There are exceptions. If a design defect causes physical injury to a person, the injured party can typically bring a negligence claim against the architect regardless of any contractual relationship. And some states have carved out broader exceptions to the economic loss doctrine for residential construction.

Insurance and the Practical Side of Liability

A statute of repose tells you how long you can legally sue an architect. Whether you can actually collect depends on insurance.

Most professional liability policies for architects are “claims-made” policies, meaning they only cover claims filed during the active policy period.7Professional Underwriters. Claims-Made Professional Liability Policy for Architects/Engineers If an architect retires, closes their firm, or simply lets the policy lapse, a claim filed after that point may have no insurance backing, even if the claim itself is timely under the statute of repose.

To address this gap, insurers offer an extended reporting period (sometimes called “tail coverage”) that keeps the policy active for claims filed after the base policy ends. Common options are one, three, or five years, with the premium increasing for longer durations. A one-year extension typically costs about the same as one year of the original policy, while a five-year extension can run two and a half times the annual premium.8Professional Underwriters. The Ins and Outs of an Extended Reporting Period (ERP) for Architects/Engineers Some project contracts require the architect to maintain coverage for a set number of years after substantial completion, but enforcement is difficult once the architect is no longer in business.
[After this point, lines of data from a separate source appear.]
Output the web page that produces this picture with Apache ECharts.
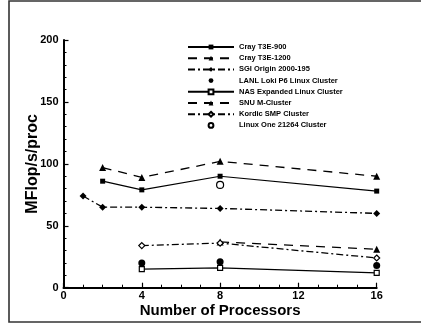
<!DOCTYPE html>
<html>
<head>
<meta charset="utf-8">
<script src="https://cdn.jsdelivr.net/npm/echarts@6/dist/echarts.min.js"></script>
<style>
  html, body { margin: 0; padding: 0; background: #fff; }
  #chart { width: 421px; height: 326px; }
</style>
</head>
<body>
<div id="chart"></div>
<script>
// Per-processor performance of several machines
const xTicks = [0, 4, 8, 12, 16];
const yTicks = [0, 50, 100, 150, 200];

const crayT3E900Procs = [2, 4, 8, 16];
const crayT3E900 = [86, 79, 90, 78];

const crayT3E1200Procs = [2, 4, 8, 16];
const crayT3E1200 = [97, 89, 102, 90];

const sgiOriginProcs = [1, 2, 4, 8, 16];
const sgiOrigin = [74, 65, 65, 64, 60];

const lanlLokiProcs = [4, 8, 16];
const lanlLoki = [20, 21, 18];

const nasExpandedProcs = [4, 8, 16];
const nasExpanded = [15, 16, 12];

const snuMClusterProcs = [8, 16];
const snuMCluster = [37, 31];

const kordicSmpProcs = [4, 8, 16];
const kordicSmp = [34, 36, 24];

const linuxOneProcs = [8];
const linuxOne = [83];

const FONT = '"Liberation Sans", Arial, sans-serif';
const pair = (xs, ys) => xs.map((x, i) => [x, ys[i]]);

function lineSeries(name, xs, ys, symbol, size, lineType, width, filled) {
  return {
    name: name,
    type: 'line',
    data: pair(xs, ys),
    symbol: symbol,
    symbolSize: size,
    showAllSymbol: true,
    animation: false,
    lineStyle: { color: '#000', width: width, type: lineType },
    itemStyle: filled
      ? { color: '#000', borderColor: '#000', borderWidth: 0 }
      : { color: '#fff', borderColor: '#000', borderWidth: 1.2 },
    emphasis: { disabled: true }
  };
}

const series = [
  lineSeries('Cray T3E-900', crayT3E900Procs, crayT3E900, 'rect', 5, 'solid', 1.2, true),
  lineSeries('Cray T3E-1200', crayT3E1200Procs, crayT3E1200, 'triangle', 7, [9, 7], 1.3, true),
  lineSeries('SGI Origin 2000-195', sgiOriginProcs, sgiOrigin, 'diamond', 7, [7, 3, 2, 3], 1.3, true),
  lineSeries('LANL Loki P6 Linux Cluster', lanlLokiProcs, lanlLoki, 'circle', 7, 'solid', 0, true),
  lineSeries('NAS Expanded Linux Cluster', nasExpandedProcs, nasExpanded, 'rect', 5, 'solid', 1.2, false),
  lineSeries('SNU M-Cluster', snuMClusterProcs, snuMCluster, 'triangle', 7, [9, 7], 1.3, true),
  lineSeries('Kordic SMP Cluster', kordicSmpProcs, kordicSmp, 'diamond', 6, [7, 3, 2, 3], 1.3, false),
  lineSeries('Linux One 21264 Cluster', linuxOneProcs, linuxOne, 'circle', 7, 'solid', 0, false)
];

const chart = echarts.init(document.getElementById('chart'), null, { renderer: 'canvas' });
chart.setOption({
  backgroundColor: '#fff',
  animation: false,
  textStyle: { fontFamily: FONT },
  graphic: [{
    type: 'rect',
    shape: { x: 9, y: 1, width: 420, height: 321 },
    style: { fill: 'none', stroke: '#333', lineWidth: 1.6 },
    silent: true
  }],
  grid: { left: 63.5, right: 44.3, top: 40, bottom: 38.3, containLabel: false },
  legend: {
    orient: 'vertical',
    left: 182,
    top: 38,
    itemWidth: 46,
    itemHeight: 6,
    itemGap: 3.2,
    selectedMode: false,
    textStyle: { fontFamily: FONT, fontSize: 7.5, fontWeight: 'bold', color: '#000' },
    data: series.map(s => s.name)
  },
  xAxis: {
    type: 'value',
    min: xTicks[0],
    max: xTicks[xTicks.length - 1],
    interval: xTicks[1] - xTicks[0],
    name: 'Number of Processors',
    nameLocation: 'middle',
    nameGap: 15.5,
    nameMoveOverlap: false,
    nameTextStyle: { fontFamily: FONT, fontSize: 15, fontWeight: 'bold', color: '#000', verticalAlign: 'top' },
    axisLine: { show: true, lineStyle: { color: '#000', width: 2 } },
    axisTick: { show: true, inside: true, length: 5, lineStyle: { color: '#000', width: 1.2 } },
    minorTick: { show: true, splitNumber: 4, length: 3, lineStyle: { color: '#000', width: 1 } },
    splitLine: { show: false },
    axisLabel: { fontFamily: FONT, fontSize: 11, fontWeight: 'bold', color: '#000', margin: 3 }
  },
  yAxis: {
    type: 'value',
    min: yTicks[0],
    max: yTicks[yTicks.length - 1],
    interval: yTicks[1] - yTicks[0],
    name: 'MFlop/s/proc',
    nameLocation: 'middle',
    nameGap: 23,
    nameMoveOverlap: false,
    nameRotate: 90,
    nameTextStyle: { fontFamily: FONT, fontSize: 16, fontWeight: 'bold', color: '#000' },
    axisLine: { show: true, lineStyle: { color: '#000', width: 2 } },
    axisTick: { show: true, inside: true, length: 5, lineStyle: { color: '#000', width: 1.2 } },
    minorTick: { show: true, splitNumber: 5, length: 3, lineStyle: { color: '#000', width: 1 } },
    splitLine: { show: false },
    axisLabel: { fontFamily: FONT, fontSize: 11, fontWeight: 'bold', color: '#000', margin: 5 }
  },
  series: series
});
</script>
</body>
</html>
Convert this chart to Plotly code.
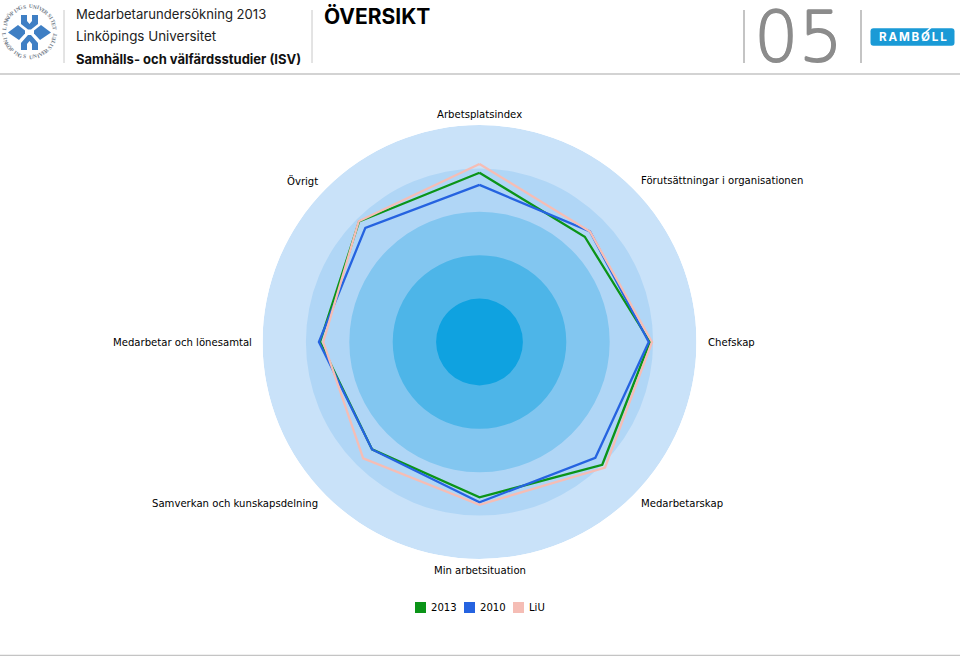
import math
import plotly.graph_objects as go

# chart values (scale 0-100)
categories = ["Arbetsplatsindex", "Förutsättningar i organisationen", "Chefskap", "Medarbetarskap",
              "Min arbetsituation", "Samverkan och kunskapsdelning", "Medarbetar och lönesamtal", "Övrigt"]
angles = [0, 45, 90, 135, 180, 225, 270, 315]
values_2013 = [78, 68.6, 78.5, 80, 71.6, 70, 73.5, 78.5]
values_2010 = [72.4, 72, 78, 75.5, 73.9, 70, 74, 74.4]
values_liu = [82, 72, 79.5, 81.8, 75, 75.8, 72, 78.7]
series_names = ["2013", "2010", "LiU"]
band_tops = [100, 80, 60, 40, 20]

band_colors = ["#c9e2f9", "#b0d6f6", "#82c6f0", "#4db5e8", "#0fa2e0"]
line_colors = ["#0b9418", "#2563e0", "#f5bdb5"]

W, H = 960, 656
CX, CY, R = 479.5, 342, 217
LABEL_R = 228
FONT = "DejaVu Sans"
HEAD = "Inter"


def px(x):
    return x / W


def py(y):
    return 1 - y / H


def text(x, y, s, size, color="#000000", family=FONT, anchor="left", weight=None, angle=0, shadow=None):
    return dict(x=px(x), y=py(y), xref="paper", yref="paper", text=s, showarrow=False, borderpad=0, borderwidth=0,
                xanchor=anchor, yanchor="middle", textangle=angle,
                font=dict(size=size, color=color, family=family, weight=weight, shadow=shadow))


def line(x0, y0, x1, y1, color="#c8c8c8", width=1):
    return dict(type="line", xref="paper", yref="paper", x0=px(x0), y0=py(y0), x1=px(x1), y1=py(y1),
                line=dict(color=color, width=width))


def box(x0, y0, x1, y1, color):
    return dict(type="rect", xref="paper", yref="paper", x0=px(x0), y0=py(y0), x1=px(x1), y1=py(y1),
                line=dict(width=0), fillcolor=color)


def poly(points, color):
    d = "M" + " L".join(f"{px(x):.5f},{py(y):.5f}" for x, y in points) + " Z"
    return dict(type="path", xref="paper", yref="paper", path=d, line=dict(width=0), fillcolor=color)


fig = go.Figure()

# rings, largest first
for top, col in zip(band_tops, band_colors):
    fig.add_trace(go.Barpolar(r=[top], theta=[0], width=[360], marker=dict(color=col, line=dict(width=0)),
                              showlegend=False, hoverinfo="skip"))

for name, vals, col in zip(series_names, [values_2013, values_2010, values_liu], line_colors):
    fig.add_trace(go.Scatterpolar(r=vals + vals[:1], theta=angles + angles[:1], mode="lines", name=name,
                                  line=dict(color=col, width=2.3), showlegend=False))

fig.update_layout(
    width=W, height=H, margin=dict(l=0, r=0, t=0, b=0), paper_bgcolor="white", showlegend=False,
    polar=dict(
        bgcolor="rgba(0,0,0,0)", barmode="overlay",
        domain=dict(x=[px(CX - R), px(CX + R)], y=[py(CY + R), py(CY - R)]),
        radialaxis=dict(range=[0, 100], visible=False),
        angularaxis=dict(direction="clockwise", rotation=90, tickmode="array", tickvals=angles,
                         showticklabels=False, showgrid=False, showline=False, ticks=""),
    ),
)

shapes = [line(0, 74, 960, 74, "#c4c4c4", 1.5), line(0, 655.5, 960, 655.5, "#c4c4c4", 1.5),
          line(64, 10, 64, 63), line(312, 10, 312, 63), line(744, 10, 744, 63, "#c4c4c4", 2), line(861, 10, 861, 63, "#c4c4c4", 2)]
notes = []

# LiU logo: emblem
EMBLEM = "#3f7fc4"
shapes.append(poly([(21, 15), (27, 15), (27, 21), (29.5, 24), (32, 21), (32, 15), (38, 15), (38, 24), (31, 29.5), (28, 29.5), (21, 24)], EMBLEM))
shapes.append(poly([(8, 32.5), (18, 25), (25, 30.5), (25, 33.5), (19, 40)], EMBLEM))
shapes.append(poly([(51, 32.5), (41, 25), (34, 30.5), (34, 33.5), (40, 40)], EMBLEM))
shapes.append(poly([(21, 43), (28, 35), (31, 35), (38, 43), (38, 50), (32, 50), (32, 44), (29.5, 41), (27, 44), (27, 50), (21, 50)], EMBLEM))

# LiU logo: ring text, one letter at a time
ring_text = "LINKÖPINGS UNIVERSITET"
RING_R = 25.5
for i, ch in enumerate(ring_text):
    if ch == " ":
        continue
    a = -82 + 164 * i / (len(ring_text) - 1)
    notes.append(text(29.5 + RING_R * math.sin(math.radians(a)), 31.5 - RING_R * math.cos(math.radians(a)), ch, 5.5,
                      "#77828d", "Liberation Serif", "center", 700, a))
    notes.append(text(29.5 + RING_R * math.sin(math.radians(a)), 31.5 + RING_R * math.cos(math.radians(a)), ch, 5.5,
                      "#77828d", "Liberation Serif", "center", 700, -a))

# Ramboll badge
r = 3
bx0, by0, bx1, by1 = 870.5, 28.3, 954.5, 45.7
d = (f"M{px(bx0 + r)},{py(by0)} L{px(bx1 - r)},{py(by0)} Q{px(bx1)},{py(by0)} {px(bx1)},{py(by0 + r)} "
     f"L{px(bx1)},{py(by1 - r)} Q{px(bx1)},{py(by1)} {px(bx1 - r)},{py(by1)} L{px(bx0 + r)},{py(by1)} "
     f"Q{px(bx0)},{py(by1)} {px(bx0)},{py(by1 - r)} L{px(bx0)},{py(by0 + r)} Q{px(bx0)},{py(by0)} {px(bx0 + r)},{py(by0)} Z")
shapes.append(dict(type="path", xref="paper", yref="paper", path=d, line=dict(width=0), fillcolor="#1a9ad6"))
shapes.append(line(925, 33, 931, 27.5, "#ffffff", 1.6))

# legend, drawn by hand to get the tight swatches of the original
legend_x = [415, 464, 513]
for x, name, col in zip(legend_x, series_names, line_colors):
    shapes.append(box(x, 602, x + 11, 613, col))
    notes.append(text(x + 16, 607.5, name, 10.1))

# axis labels sit on a circle just outside the rings
for a, cat in zip(angles, categories):
    s, c = math.sin(math.radians(a)), math.cos(math.radians(a))
    anchor = "center" if abs(s) < 0.01 else ("left" if s > 0 else "right")
    notes.append(text(CX + LABEL_R * s, CY - LABEL_R * c, cat, 10.1, anchor=anchor))

# thin face thickened a little, the original numeral is heavier
thick = "0.8px 0 0 #8c8c8c, -0.8px 0 0 #8c8c8c, 0 0.8px 0 #8c8c8c, 0 -0.8px 0 #8c8c8c"
notes += [
    text(76, 14.5, "Medarbetarundersökning 2013", 13.1, "#222222", HEAD),
    text(76, 36, "Linköpings Universitet", 13.4, "#222222", HEAD),
    text(76, 59, "Samhälls- och välfärdsstudier (ISV)", 13, "#111111", HEAD, weight=700),
    text(324, 17, "ÖVERSIKT", 21, "#000000", HEAD, weight=700),
    text(754, 37, "05", 70, "#8c8c8c", FONT, weight=200, shadow=thick),
    text(912.5, 37, "R\u2009A\u2009M\u2009B\u2009Ø\u2009L\u2009L", 11.6, "#ffffff", HEAD, "center", 700),
]

fig.update_layout(shapes=shapes, annotations=notes)

fig.write_html("out.html", config={"displayModeBar": False}, post_script="document.body.style.margin='0';")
This is where most building owners get surprised. You might have a claim that’s well within the statute of repose, against an architect who clearly made a mistake, but if the architect has retired and didn’t purchase tail coverage, you’re pursuing a judgment against an individual who may not have the assets to pay it. Before spending money on litigation, it’s worth finding out whether the architect still carries active professional liability insurance.